Below, locate the line that contains "Give me the TikZ source for this diagram.". Repeat exactly from that line to the line that contains "a[2]>a[1]\sq, \sq a[2]>a[0]\sq, \sq", inclusive, leaving out the pictures.

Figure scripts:
....................

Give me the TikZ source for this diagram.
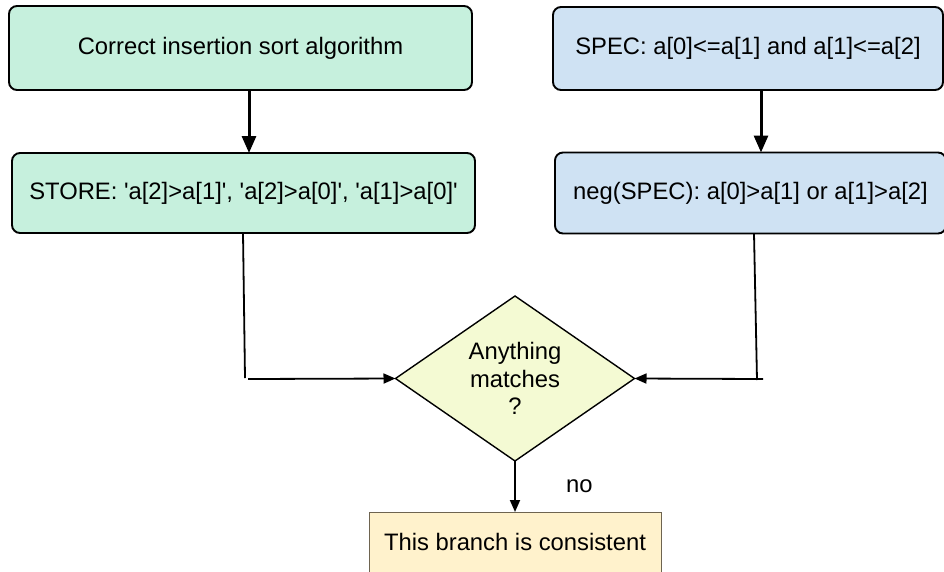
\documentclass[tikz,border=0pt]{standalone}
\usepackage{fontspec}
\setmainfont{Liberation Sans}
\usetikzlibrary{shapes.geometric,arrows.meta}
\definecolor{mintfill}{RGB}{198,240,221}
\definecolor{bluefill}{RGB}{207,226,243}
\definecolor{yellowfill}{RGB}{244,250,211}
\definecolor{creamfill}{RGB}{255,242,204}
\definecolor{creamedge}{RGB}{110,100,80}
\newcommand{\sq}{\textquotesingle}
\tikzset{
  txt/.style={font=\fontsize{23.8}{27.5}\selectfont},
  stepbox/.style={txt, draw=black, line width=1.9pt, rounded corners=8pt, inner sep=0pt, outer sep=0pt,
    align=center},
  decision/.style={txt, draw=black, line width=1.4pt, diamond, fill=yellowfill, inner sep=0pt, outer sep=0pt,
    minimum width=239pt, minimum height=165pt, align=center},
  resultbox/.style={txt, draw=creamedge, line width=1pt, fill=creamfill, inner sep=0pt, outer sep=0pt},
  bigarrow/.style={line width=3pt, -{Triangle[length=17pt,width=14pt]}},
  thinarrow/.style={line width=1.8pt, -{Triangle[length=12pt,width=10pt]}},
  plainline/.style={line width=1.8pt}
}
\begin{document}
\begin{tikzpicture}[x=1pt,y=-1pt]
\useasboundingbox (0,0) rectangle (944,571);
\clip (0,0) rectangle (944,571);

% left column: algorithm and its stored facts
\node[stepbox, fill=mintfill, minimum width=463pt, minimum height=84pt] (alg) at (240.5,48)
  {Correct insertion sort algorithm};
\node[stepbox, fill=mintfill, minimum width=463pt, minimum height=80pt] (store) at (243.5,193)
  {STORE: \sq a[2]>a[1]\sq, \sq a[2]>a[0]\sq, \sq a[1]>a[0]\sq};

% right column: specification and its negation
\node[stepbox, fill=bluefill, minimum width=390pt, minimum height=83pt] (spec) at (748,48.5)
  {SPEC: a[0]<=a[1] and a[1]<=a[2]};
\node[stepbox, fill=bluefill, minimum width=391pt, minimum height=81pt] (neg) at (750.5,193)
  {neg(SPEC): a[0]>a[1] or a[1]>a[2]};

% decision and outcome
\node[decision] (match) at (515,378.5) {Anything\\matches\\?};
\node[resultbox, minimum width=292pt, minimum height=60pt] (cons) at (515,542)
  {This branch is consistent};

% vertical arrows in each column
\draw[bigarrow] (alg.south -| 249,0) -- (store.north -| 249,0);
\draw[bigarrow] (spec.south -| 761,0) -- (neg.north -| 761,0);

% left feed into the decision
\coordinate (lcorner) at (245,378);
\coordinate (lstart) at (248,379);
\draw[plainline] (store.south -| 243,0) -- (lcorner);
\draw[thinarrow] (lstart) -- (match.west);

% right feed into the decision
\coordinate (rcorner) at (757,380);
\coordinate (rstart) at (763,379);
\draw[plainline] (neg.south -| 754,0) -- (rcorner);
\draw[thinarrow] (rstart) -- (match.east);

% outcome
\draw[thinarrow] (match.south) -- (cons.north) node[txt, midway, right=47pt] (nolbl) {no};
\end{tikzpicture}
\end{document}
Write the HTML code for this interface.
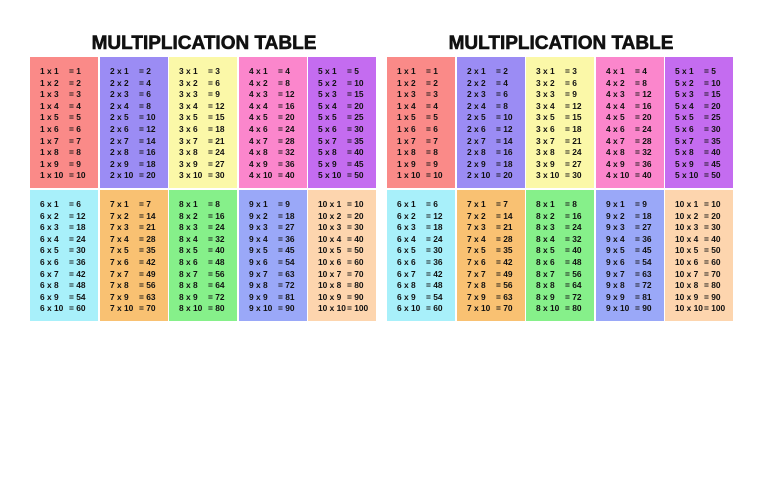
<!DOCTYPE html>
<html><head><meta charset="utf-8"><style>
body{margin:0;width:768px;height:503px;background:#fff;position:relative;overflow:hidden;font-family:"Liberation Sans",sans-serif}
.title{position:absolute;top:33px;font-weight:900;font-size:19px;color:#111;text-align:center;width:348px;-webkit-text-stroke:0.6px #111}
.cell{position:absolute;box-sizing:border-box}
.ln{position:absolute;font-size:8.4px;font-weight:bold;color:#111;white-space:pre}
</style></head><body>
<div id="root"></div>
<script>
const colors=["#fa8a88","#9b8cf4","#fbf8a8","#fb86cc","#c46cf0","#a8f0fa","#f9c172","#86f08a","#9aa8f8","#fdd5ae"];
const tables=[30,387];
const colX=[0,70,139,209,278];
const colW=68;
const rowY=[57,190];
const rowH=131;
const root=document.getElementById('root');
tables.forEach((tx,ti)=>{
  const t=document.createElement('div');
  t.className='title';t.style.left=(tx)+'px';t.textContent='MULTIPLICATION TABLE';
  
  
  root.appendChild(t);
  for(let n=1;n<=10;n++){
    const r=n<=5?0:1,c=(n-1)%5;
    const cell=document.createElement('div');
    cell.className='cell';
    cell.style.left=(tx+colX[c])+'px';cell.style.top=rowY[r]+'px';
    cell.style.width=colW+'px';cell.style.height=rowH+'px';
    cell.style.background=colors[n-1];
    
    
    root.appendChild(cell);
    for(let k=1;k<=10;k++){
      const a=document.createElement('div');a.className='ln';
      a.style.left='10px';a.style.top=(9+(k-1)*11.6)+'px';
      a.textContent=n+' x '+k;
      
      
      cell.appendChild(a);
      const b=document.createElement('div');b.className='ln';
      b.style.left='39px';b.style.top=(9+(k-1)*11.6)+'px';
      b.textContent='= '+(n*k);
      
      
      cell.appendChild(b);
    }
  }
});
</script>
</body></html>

....................

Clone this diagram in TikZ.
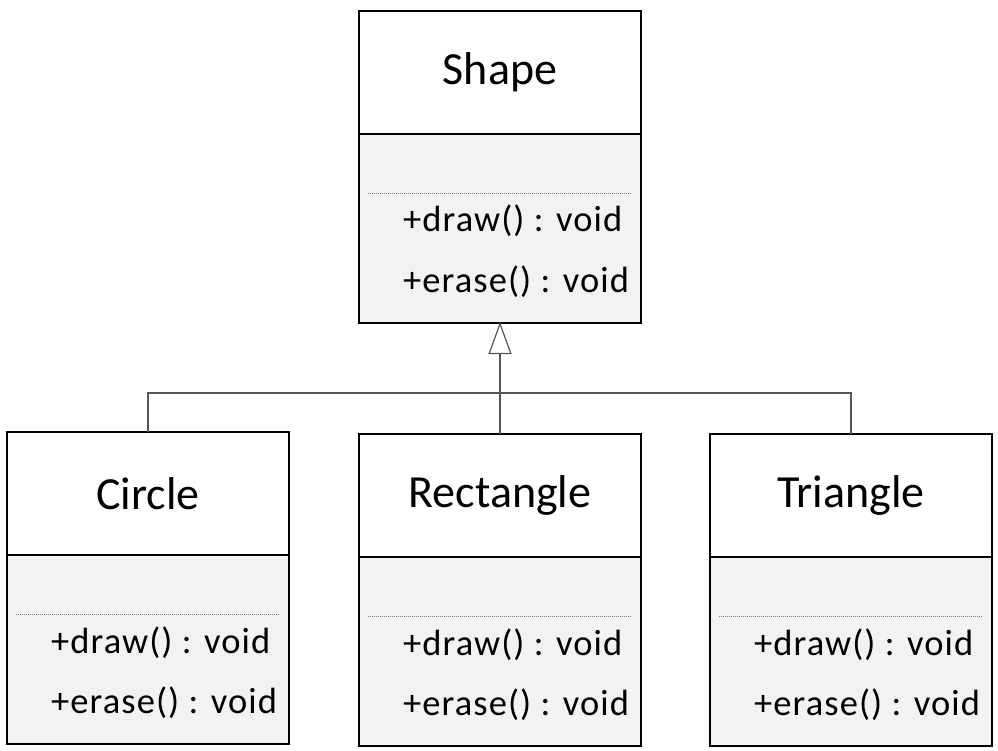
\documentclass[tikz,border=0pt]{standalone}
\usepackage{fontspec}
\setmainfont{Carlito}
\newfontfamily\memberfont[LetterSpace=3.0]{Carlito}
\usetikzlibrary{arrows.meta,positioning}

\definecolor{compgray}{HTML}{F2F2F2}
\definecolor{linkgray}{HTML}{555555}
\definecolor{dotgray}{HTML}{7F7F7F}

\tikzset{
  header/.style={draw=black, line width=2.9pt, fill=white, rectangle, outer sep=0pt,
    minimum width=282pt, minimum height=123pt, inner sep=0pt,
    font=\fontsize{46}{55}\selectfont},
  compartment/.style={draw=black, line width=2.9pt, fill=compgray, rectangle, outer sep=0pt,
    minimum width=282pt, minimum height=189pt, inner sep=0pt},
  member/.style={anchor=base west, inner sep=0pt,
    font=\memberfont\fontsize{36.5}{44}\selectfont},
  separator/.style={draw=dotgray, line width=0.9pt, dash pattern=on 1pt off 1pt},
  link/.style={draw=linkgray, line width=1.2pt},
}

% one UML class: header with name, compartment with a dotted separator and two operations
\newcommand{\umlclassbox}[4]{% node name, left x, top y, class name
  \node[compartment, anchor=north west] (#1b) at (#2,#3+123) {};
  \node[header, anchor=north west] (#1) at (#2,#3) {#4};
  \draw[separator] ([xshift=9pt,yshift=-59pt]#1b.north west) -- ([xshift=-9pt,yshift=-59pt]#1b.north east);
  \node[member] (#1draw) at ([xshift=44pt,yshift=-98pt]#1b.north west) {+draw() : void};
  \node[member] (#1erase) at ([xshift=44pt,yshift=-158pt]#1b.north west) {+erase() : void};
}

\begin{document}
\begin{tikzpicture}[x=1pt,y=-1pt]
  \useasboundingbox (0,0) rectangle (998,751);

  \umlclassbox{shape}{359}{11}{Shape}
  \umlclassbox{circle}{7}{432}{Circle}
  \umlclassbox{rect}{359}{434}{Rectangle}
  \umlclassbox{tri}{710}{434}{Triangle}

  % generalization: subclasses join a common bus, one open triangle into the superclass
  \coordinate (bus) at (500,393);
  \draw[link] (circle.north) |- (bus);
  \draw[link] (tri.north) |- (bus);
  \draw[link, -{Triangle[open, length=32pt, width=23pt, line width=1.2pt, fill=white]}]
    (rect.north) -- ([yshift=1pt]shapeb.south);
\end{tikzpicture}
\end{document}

....................

__Final result__.
Give me the TikZ source for this diagram.
\documentclass[tikz,border=0pt]{standalone}
\usepackage{fontspec}
\setmainfont{Liberation Sans}
\usetikzlibrary{shapes.geometric,arrows.meta}
\definecolor{mintfill}{RGB}{198,240,221}
\definecolor{bluefill}{RGB}{207,226,243}
\definecolor{yellowfill}{RGB}{244,250,211}
\definecolor{creamfill}{RGB}{255,242,204}
\definecolor{creamedge}{RGB}{110,100,80}
\newcommand{\sq}{\textquotesingle}
\tikzset{
  txt/.style={font=\fontsize{23.8}{27.5}\selectfont},
  stepbox/.style={txt, draw=black, line width=1.9pt, rounded corners=8pt, inner sep=0pt, outer sep=0pt,
    align=center},
  decision/.style={txt, draw=black, line width=1.4pt, diamond, fill=yellowfill, inner sep=0pt, outer sep=0pt,
    minimum width=239pt, minimum height=165pt, align=center},
  resultbox/.style={txt, draw=creamedge, line width=1pt, fill=creamfill, inner sep=0pt, outer sep=0pt},
  bigarrow/.style={line width=3pt, -{Triangle[length=17pt,width=14pt]}},
  thinarrow/.style={line width=1.8pt, -{Triangle[length=12pt,width=10pt]}},
  plainline/.style={line width=1.8pt}
}
\begin{document}
\begin{tikzpicture}[x=1pt,y=-1pt]
\useasboundingbox (0,0) rectangle (944,571);
\clip (0,0) rectangle (944,571);

% left column: algorithm and its stored facts
\node[stepbox, fill=mintfill, minimum width=463pt, minimum height=84pt] (alg) at (240.5,48)
  {Correct insertion sort algorithm};
\node[stepbox, fill=mintfill, minimum width=463pt, minimum height=80pt] (store) at (243.5,193)
  {STORE: \sq a[2]>a[1]\sq, \sq a[2]>a[0]\sq, \sq a[1]>a[0]\sq};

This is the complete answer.